## Entries shown
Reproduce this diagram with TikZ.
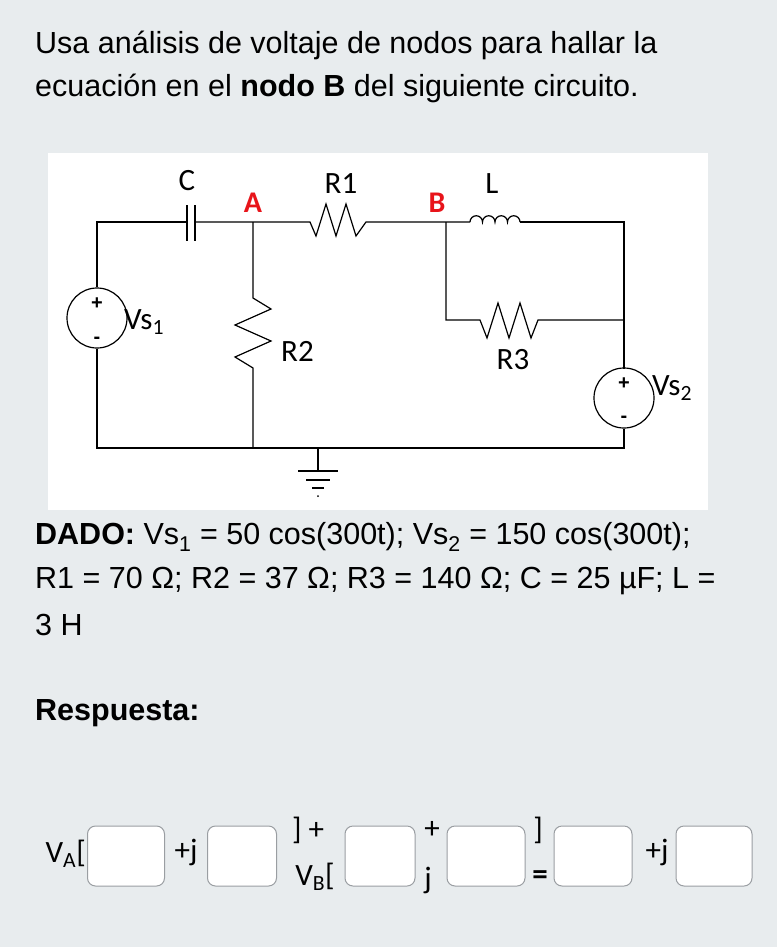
--
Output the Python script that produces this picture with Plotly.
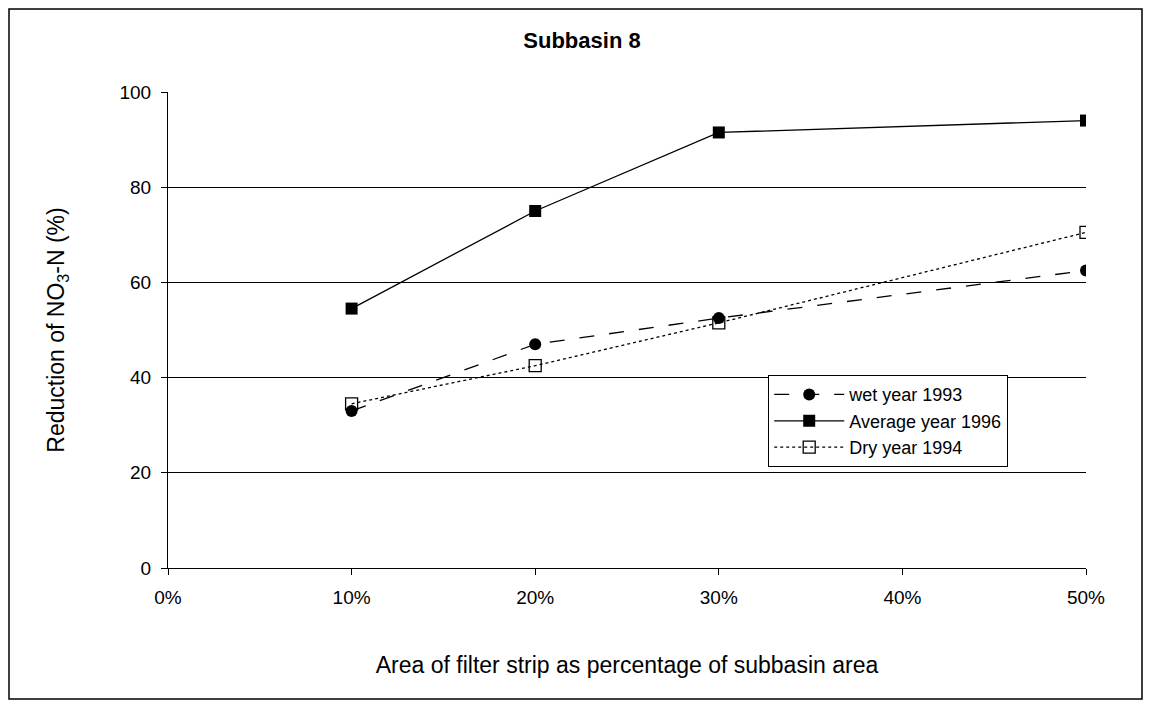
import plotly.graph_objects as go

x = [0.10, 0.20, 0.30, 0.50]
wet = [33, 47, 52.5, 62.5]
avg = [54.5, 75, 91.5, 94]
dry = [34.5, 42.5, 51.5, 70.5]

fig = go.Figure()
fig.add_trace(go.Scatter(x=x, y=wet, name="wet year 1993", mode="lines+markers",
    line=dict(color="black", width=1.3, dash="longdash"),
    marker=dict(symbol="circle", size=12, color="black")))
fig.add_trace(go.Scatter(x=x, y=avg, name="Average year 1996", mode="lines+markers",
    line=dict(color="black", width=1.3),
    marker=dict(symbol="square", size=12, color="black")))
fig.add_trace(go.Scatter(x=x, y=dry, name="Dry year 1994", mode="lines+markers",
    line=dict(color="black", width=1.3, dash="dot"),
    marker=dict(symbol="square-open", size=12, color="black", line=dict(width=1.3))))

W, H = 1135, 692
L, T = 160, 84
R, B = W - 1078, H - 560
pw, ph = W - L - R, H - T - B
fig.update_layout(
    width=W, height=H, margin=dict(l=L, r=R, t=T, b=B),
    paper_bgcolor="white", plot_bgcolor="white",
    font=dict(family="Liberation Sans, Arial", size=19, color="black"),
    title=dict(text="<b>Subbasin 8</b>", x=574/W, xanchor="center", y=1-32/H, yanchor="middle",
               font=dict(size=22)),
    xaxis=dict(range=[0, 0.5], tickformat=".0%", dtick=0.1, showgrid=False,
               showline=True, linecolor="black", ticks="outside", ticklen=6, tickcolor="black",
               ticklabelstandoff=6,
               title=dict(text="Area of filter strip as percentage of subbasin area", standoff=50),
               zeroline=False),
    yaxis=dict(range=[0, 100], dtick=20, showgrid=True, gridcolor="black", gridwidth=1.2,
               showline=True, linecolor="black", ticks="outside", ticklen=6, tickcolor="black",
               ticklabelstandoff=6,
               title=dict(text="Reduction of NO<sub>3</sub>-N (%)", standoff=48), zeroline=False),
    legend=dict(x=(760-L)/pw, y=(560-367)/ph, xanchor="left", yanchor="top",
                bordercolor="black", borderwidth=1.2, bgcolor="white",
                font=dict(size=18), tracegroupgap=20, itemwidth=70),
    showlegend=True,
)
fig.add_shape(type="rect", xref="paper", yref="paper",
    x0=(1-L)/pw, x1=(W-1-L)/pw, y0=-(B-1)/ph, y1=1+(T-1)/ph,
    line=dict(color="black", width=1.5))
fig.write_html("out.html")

## Task to carry out
Give the number of lines in the records that contain the string "this", and nothing besides.

## Expected answer
2